LONDON — World shares pushed up towards five-year highs yesterday helped by China’s plans for avoiding a hard landing in its slowing economy, while gold took a breather after its biggest one-day gain in more than a year.
Local media in China reported that the government was looking to increase investment in railway projects as it aims to ensure annual economic growth does not sink below 7%.
The reports saw China shares post their best day in two weeks .CSI300, driving MSCI’s broadest index of Asia-Pacific shares outside Japan .MIAPJ0000PUS up 1,3% to its highest since early June.
European shares added to their recent gains on hopes that China’s plan would boost demand for construction materials, climbing 0,4% in early trade .FTEU3 with the focus expected to switch to corporate earnings reports.
“Earnings have also been relatively good so far, although the bulk of results still has to come. We’ll have a better idea of the big picture by the end of the week,” said David Thebault, head of quantitative sales trading at Global Equities.
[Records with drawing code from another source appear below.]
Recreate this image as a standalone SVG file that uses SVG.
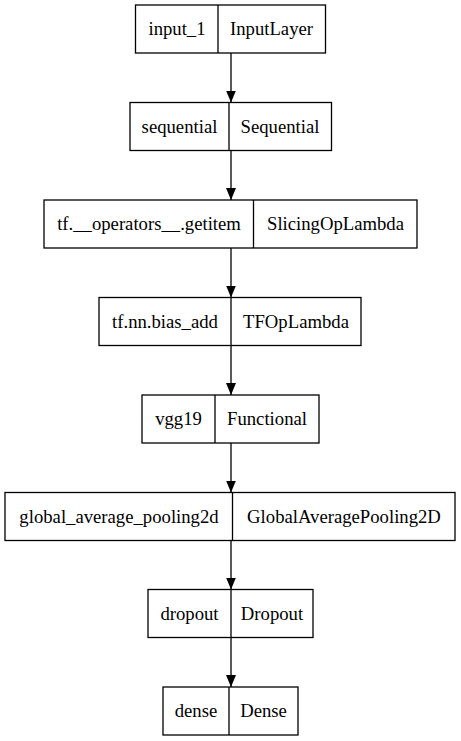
<svg xmlns="http://www.w3.org/2000/svg" width="461" height="741" viewBox="0 0 461 741">
<defs>
<style>
.box{fill:#fff;stroke:#000;stroke-width:1.3}
.div{stroke:#000;stroke-width:1.3}
text{font-family:"Liberation Serif","Times New Roman",serif;font-size:18.7px;fill:#000;text-anchor:middle}
.edge{stroke:#000;stroke-width:1.3;fill:none}
</style>
<marker id="ah" markerWidth="12" markerHeight="10" refX="12" refY="5" orient="auto" markerUnits="userSpaceOnUse">
<path d="M0,0 L12,5 L0,10 Z" fill="#000"/>
</marker>
</defs>
<rect width="461" height="741" fill="#fff"/>
<g id="connectors">
<line class="edge" x1="231" y1="53" x2="231" y2="102.5" marker-end="url(#ah)"/>
<line class="edge" x1="231" y1="150.5" x2="231" y2="200" marker-end="url(#ah)"/>
<line class="edge" x1="231" y1="248" x2="231" y2="297.5" marker-end="url(#ah)"/>
<line class="edge" x1="231" y1="345.5" x2="231" y2="395" marker-end="url(#ah)"/>
<line class="edge" x1="231" y1="443" x2="231" y2="492.5" marker-end="url(#ah)"/>
<line class="edge" x1="231" y1="540.5" x2="231" y2="589.5" marker-end="url(#ah)"/>
<line class="edge" x1="231" y1="637.5" x2="231" y2="687" marker-end="url(#ah)"/>
</g>
<g id="input_1">
<rect class="box" x="135.5" y="5" width="190" height="48"/>
<line class="div" x1="218" y1="5" x2="218" y2="53"/>
<text x="177" y="35">input_1</text>
<text x="271.5" y="35">InputLayer</text>
</g>
<g id="sequential">
<rect class="box" x="130" y="102.5" width="201.5" height="48"/>
<line class="div" x1="229" y1="102.5" x2="229" y2="150.5"/>
<text x="179.5" y="132.5">sequential</text>
<text x="280" y="132.5">Sequential</text>
</g>
<g id="getitem">
<rect class="box" x="44" y="200" width="373" height="48"/>
<line class="div" x1="253.5" y1="200" x2="253.5" y2="248"/>
<text x="149" y="230">tf.__operators__.getitem</text>
<text x="335.5" y="230">SlicingOpLambda</text>
</g>
<g id="bias_add">
<rect class="box" x="99" y="297.5" width="262" height="48"/>
<line class="div" x1="231" y1="297.5" x2="231" y2="345.5"/>
<text x="165" y="327.5">tf.nn.bias_add</text>
<text x="296" y="327.5">TFOpLambda</text>
</g>
<g id="vgg19">
<rect class="box" x="142" y="395" width="177" height="48"/>
<line class="div" x1="215" y1="395" x2="215" y2="443"/>
<text x="178.5" y="425">vgg19</text>
<text x="267" y="425">Functional</text>
</g>
<g id="global_average_pooling2d">
<rect class="box" x="5" y="492.5" width="450" height="48"/>
<line class="div" x1="232.5" y1="492.5" x2="232.5" y2="540.5"/>
<text x="119" y="522.5">global_average_pooling2d</text>
<text x="344" y="522.5">GlobalAveragePooling2D</text>
</g>
<g id="dropout">
<rect class="box" x="148" y="589.5" width="165" height="48"/>
<line class="div" x1="231" y1="589.5" x2="231" y2="637.5"/>
<text x="189.5" y="619.5">dropout</text>
<text x="272" y="619.5">Dropout</text>
</g>
<g id="dense">
<rect class="box" x="163" y="687" width="135" height="48"/>
<line class="div" x1="229" y1="687" x2="229" y2="735"/>
<text x="196" y="717">dense</text>
<text x="263.5" y="717">Dense</text>
</g>
</svg>
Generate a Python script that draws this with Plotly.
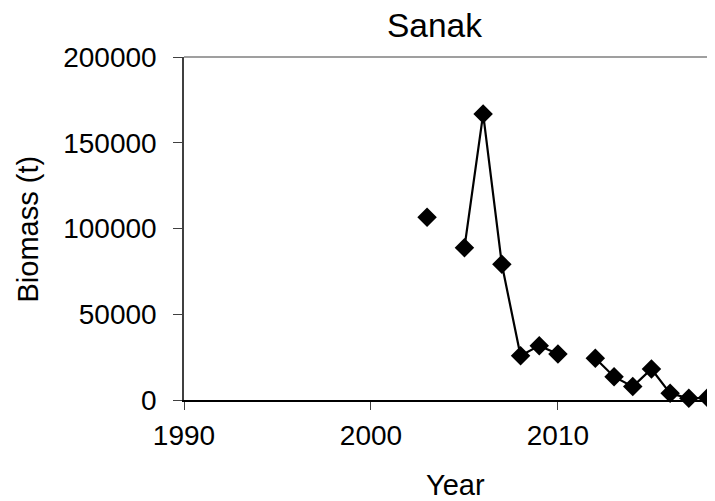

An upgraded economic outlook from Japan’s government added to the better tone in the markets, lifting Tokyo’s Nikkei .N225 0,8%, sending the MSCI world equity index .MIWD00000PUS up 0,2 % to within touching distance of the five-year high hit at the end of May.
Expectations Japan will stick with its expansionary policies after the government’s victory in weekend elections also supported the yen, which hit a one-week peak against the dollar at 99,13 yen before settling back to 99,51 yen.
The greenback has been softer against many major currencies, giving an extra shine to gold, as concerns of an imminent reduction in the Federal Reserve’s bond-buying stimulus ease.
Gold eased off from its recent gains, up just 0,1% to $1 336,84 an ounce. The precious metal has now recovered nearly $160 from a three-year low of $1 180,71 an ounce hit on June 28.
In emerging markets, traders were watching Turkey, where the central bank will decide whether to raise interest rates to shore up the lira after burning through its foreign exchange reserves in a desperate bid to shore up the currency.